I want to write more about the dogsledding but am not quite sure how to express my feelings. At one point where the trail was gentle and I could relax I was able to just watch the scenery go by and watch the dogs move. I was surprised at times by how seemingly slow the dogs were moving but how fast we were actually going. I suppose the illusion here is caused by the smoothness with which the dogs run down the trail. Their motion was smooth and powerful and I was gliding behind them. Of course, such segments did not last long. I am sure I should have kick-stepped and braked with my foot more than I did. Probably should have done that on most of the moguls. I can see how a deep relationship must evolve between the musher and her (his) dogs in order to create a successful team.

Pam took Joe out later in the day and I got to help a bit with that run. I waited for them at the left-hand turn that leads into the trails to the group campsite and ski/snowmobile trails. The dogs' inclination was to go straight down the road. They wanted to do that with Pam and me too. When they got to me they did not make the turn in time as Pam had requested. I took a hold of the lead dog's strand and moved him (or was it a?) in the direction the team was supposed to go.
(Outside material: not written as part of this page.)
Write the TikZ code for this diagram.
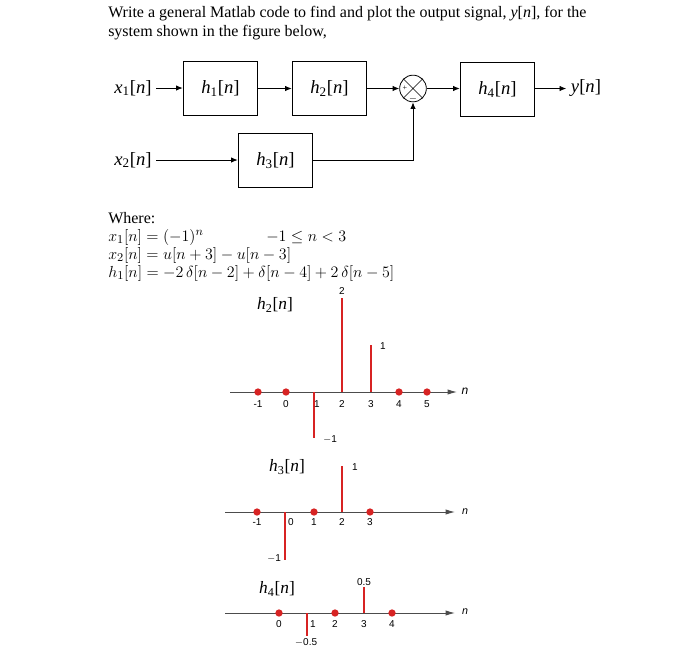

As soon as I had them headed in the right direction I scurried out of the way since they were ready to take off immediately.

During the latter part of the afternoon we all spent time around camp. It was a languid overcast afternoon. Michele and Joe kept talking about going cross-country skiing but they never did. Dinner around another large (white man's) fire included brats and smoked sausage. Then we all retired to our various shelters. Joe and Michele took refuge in Joe's van while Pam and I returned to our respective tarps. I tried to get my wood-stove lit but could not. Despite what Joe claims I could not get the Fat Logs to light and I did not feel like tracking down some fire cubes to use as kindling so I went to bed without a warming stove fire (the idea to light a fat Log on Joe’s tiki lamp that was merrily burning a dozen feet away did occur to me, but I was too lazy to do that.)